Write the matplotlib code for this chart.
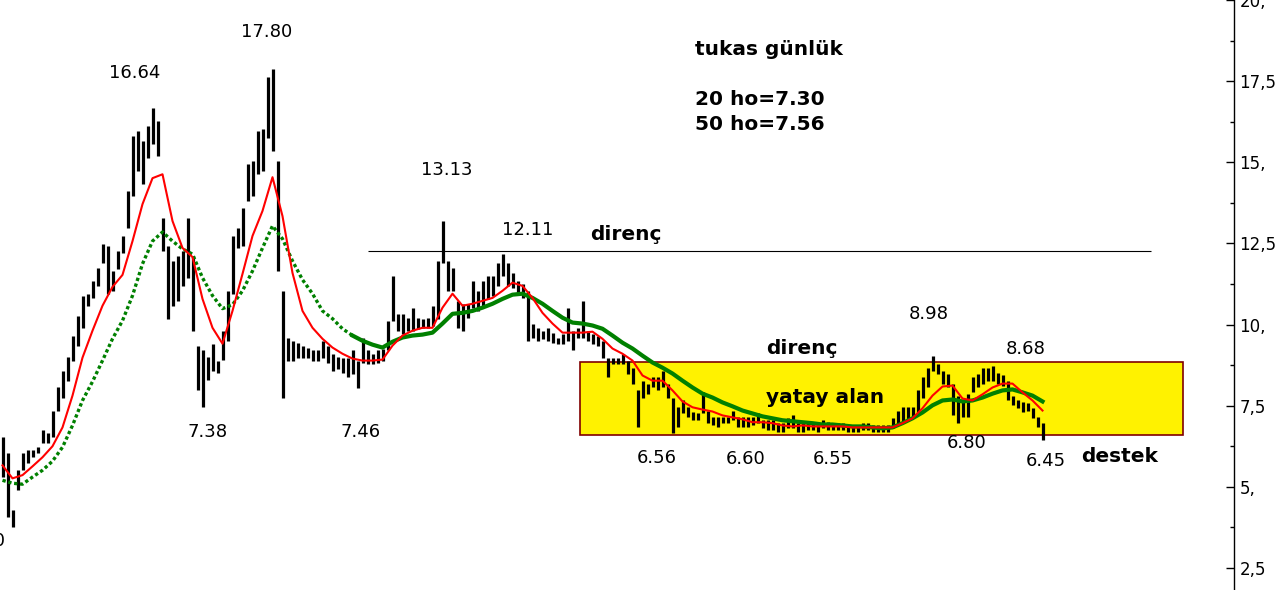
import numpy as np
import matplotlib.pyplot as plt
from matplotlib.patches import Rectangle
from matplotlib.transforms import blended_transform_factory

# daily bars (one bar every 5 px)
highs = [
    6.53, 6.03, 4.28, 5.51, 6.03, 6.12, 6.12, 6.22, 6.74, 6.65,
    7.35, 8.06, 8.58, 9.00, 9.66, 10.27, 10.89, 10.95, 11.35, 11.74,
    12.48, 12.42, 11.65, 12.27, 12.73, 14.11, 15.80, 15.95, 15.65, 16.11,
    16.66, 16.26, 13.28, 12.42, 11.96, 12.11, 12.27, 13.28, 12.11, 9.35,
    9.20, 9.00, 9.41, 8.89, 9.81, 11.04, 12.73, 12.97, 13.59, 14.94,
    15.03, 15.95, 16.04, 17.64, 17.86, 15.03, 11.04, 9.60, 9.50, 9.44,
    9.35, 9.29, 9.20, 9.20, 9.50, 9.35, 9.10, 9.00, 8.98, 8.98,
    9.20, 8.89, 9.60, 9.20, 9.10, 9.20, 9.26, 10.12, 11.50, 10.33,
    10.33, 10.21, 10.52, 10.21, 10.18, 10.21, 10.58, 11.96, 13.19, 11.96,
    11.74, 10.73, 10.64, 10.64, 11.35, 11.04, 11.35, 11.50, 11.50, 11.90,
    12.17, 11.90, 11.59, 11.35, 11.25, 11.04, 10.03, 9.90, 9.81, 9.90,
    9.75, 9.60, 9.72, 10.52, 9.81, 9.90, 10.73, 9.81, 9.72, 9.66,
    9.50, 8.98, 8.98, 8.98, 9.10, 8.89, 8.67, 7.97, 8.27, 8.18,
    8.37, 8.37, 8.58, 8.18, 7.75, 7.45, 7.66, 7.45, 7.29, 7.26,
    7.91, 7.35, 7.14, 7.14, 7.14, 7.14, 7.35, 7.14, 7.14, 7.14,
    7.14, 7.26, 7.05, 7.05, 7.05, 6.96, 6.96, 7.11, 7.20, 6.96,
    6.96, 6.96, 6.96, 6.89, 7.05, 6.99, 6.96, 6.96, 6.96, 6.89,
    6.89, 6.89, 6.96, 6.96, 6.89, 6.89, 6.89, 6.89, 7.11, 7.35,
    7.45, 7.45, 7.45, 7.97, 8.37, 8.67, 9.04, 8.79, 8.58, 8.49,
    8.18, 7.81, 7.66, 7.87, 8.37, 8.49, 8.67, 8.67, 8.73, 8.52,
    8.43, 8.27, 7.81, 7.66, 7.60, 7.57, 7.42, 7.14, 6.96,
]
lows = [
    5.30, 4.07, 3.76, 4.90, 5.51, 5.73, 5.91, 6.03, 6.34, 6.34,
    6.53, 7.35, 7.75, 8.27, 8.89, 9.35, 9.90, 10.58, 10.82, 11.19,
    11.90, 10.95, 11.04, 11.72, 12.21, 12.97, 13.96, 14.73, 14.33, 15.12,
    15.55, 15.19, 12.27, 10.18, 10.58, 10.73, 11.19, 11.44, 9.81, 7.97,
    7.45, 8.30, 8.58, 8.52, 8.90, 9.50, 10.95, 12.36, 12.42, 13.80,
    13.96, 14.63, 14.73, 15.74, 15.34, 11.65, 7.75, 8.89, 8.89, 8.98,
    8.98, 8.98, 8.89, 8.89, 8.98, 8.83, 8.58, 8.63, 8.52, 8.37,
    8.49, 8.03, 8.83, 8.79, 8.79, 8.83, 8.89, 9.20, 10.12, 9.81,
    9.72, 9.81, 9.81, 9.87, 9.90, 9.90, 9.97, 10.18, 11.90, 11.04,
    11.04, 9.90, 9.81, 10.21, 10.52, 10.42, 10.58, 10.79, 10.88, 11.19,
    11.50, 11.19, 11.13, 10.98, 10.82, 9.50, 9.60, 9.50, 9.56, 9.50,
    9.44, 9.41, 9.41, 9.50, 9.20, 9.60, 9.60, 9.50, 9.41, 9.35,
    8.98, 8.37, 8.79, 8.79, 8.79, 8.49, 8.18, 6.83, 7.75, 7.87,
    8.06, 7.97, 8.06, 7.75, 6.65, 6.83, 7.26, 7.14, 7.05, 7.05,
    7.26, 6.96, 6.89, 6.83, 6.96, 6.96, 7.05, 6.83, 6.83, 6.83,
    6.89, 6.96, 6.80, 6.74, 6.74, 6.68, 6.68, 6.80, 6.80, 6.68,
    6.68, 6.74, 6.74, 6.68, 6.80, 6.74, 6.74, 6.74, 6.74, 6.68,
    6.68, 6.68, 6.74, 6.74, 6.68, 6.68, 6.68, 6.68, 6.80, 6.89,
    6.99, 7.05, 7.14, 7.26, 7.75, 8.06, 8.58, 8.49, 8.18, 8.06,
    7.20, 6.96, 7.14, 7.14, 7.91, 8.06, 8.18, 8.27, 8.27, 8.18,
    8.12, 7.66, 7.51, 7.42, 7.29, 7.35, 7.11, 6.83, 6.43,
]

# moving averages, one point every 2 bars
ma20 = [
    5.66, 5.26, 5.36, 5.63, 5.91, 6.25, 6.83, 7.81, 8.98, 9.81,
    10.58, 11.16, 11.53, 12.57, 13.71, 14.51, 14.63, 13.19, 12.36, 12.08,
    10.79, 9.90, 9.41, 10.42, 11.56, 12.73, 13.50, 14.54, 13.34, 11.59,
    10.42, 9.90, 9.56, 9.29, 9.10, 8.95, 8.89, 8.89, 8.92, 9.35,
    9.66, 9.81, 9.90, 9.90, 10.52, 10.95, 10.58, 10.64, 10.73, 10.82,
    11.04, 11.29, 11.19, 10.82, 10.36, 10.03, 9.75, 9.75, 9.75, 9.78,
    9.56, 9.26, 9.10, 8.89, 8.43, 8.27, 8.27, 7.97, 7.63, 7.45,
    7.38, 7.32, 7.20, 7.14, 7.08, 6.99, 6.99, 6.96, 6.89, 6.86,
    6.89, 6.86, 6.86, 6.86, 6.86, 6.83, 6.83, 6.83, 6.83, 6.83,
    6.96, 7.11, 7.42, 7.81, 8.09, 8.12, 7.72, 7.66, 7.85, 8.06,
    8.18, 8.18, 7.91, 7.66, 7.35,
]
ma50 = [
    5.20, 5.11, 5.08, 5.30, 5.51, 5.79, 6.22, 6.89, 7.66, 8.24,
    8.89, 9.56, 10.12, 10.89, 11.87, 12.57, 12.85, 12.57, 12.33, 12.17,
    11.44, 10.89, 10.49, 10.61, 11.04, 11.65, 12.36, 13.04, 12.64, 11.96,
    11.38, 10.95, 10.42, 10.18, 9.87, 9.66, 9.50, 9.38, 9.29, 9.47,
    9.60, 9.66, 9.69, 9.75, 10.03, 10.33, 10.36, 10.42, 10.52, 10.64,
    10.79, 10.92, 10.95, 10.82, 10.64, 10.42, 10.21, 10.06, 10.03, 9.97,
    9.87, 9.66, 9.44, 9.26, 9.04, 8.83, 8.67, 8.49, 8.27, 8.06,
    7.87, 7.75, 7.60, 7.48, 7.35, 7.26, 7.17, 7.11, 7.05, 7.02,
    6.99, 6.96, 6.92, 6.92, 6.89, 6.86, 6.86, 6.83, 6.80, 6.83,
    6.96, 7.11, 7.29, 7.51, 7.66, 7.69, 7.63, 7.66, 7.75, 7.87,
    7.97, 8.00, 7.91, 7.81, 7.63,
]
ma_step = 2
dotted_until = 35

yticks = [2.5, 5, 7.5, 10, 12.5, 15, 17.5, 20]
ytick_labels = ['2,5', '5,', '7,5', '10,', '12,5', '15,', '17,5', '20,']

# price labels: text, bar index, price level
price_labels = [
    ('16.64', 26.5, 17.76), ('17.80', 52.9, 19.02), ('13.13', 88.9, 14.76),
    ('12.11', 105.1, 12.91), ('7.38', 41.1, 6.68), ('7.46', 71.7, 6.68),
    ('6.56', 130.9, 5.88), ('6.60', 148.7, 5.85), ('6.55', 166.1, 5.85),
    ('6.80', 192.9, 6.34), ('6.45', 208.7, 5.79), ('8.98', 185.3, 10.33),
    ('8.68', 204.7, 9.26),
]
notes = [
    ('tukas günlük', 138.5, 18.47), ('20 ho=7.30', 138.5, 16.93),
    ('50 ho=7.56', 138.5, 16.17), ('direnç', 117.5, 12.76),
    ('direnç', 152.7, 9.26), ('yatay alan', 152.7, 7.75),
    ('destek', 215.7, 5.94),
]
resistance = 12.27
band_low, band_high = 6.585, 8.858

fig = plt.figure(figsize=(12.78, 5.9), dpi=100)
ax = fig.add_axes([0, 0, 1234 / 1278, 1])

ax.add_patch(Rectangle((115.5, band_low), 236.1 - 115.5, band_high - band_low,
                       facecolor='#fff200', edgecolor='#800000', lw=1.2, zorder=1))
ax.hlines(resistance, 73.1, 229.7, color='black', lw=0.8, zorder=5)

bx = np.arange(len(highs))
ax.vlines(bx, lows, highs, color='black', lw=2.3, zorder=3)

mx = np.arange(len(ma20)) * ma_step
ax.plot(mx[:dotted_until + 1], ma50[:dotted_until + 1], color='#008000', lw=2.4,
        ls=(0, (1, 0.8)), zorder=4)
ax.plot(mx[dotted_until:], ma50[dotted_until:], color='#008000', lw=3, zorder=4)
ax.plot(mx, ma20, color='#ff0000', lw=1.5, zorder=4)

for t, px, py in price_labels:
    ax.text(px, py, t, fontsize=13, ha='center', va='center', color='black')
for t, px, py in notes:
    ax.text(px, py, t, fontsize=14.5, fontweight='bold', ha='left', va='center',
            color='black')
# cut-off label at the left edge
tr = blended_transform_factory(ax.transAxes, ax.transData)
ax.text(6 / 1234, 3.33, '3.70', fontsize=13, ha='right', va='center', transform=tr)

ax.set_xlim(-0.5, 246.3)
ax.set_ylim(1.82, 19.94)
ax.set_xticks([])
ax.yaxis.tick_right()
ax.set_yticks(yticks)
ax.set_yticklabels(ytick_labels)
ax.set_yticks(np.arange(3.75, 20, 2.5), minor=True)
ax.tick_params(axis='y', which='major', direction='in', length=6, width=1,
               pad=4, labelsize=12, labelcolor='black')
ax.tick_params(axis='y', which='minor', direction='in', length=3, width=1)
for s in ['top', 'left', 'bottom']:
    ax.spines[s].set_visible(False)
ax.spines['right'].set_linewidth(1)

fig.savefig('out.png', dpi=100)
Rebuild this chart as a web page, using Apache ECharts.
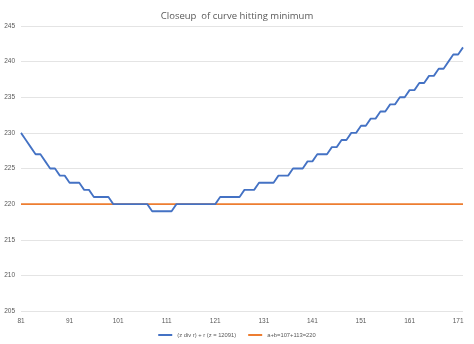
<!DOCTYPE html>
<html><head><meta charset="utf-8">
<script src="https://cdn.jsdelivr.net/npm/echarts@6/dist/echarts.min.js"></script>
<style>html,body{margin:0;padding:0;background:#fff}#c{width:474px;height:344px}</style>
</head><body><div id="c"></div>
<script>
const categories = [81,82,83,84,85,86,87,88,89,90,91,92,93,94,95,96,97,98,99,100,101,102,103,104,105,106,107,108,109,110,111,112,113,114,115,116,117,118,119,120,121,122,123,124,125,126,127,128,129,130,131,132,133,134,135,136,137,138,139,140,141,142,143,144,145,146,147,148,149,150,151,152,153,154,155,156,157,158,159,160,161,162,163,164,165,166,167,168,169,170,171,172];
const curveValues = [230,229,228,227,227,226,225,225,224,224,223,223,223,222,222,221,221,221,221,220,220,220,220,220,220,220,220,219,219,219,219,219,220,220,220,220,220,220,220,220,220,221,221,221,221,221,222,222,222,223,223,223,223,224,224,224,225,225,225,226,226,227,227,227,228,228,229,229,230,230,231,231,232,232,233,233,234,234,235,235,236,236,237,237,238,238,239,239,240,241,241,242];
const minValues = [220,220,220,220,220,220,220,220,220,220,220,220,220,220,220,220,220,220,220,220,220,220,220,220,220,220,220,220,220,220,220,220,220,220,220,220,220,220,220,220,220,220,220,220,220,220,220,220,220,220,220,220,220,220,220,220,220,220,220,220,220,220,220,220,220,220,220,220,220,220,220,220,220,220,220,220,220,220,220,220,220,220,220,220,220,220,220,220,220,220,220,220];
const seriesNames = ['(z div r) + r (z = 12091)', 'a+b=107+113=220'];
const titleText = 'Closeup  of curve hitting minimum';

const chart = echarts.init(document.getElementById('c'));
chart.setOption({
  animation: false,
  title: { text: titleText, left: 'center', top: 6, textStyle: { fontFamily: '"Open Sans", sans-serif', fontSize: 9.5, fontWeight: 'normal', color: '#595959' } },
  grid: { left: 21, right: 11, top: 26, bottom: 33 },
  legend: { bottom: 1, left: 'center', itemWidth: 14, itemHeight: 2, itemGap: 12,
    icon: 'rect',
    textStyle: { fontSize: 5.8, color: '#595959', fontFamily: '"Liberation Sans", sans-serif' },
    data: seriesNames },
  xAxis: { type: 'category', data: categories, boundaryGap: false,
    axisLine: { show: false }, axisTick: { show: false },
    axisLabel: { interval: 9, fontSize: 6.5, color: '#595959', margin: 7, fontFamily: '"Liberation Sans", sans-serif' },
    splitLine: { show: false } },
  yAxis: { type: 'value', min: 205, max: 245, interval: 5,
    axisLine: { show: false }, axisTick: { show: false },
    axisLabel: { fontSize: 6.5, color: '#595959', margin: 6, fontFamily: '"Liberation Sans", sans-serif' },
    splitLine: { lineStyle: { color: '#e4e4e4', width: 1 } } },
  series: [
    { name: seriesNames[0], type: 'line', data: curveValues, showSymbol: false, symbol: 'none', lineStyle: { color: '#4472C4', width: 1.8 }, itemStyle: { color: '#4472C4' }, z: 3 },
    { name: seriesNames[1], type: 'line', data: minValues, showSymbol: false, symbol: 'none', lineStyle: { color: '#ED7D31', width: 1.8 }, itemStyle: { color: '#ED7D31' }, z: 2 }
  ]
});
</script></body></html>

(What is asked) Repeat exactly and only the lines from the start of the data above through the line that holds "from matplotlib.transforms import", inclusive. Pictures do not belong in the copy.

(Solution)
Write the matplotlib code for this chart.
import numpy as np
import matplotlib.pyplot as plt
from matplotlib.patches import Rectangle
from matplotlib.transforms import blended_transform_factory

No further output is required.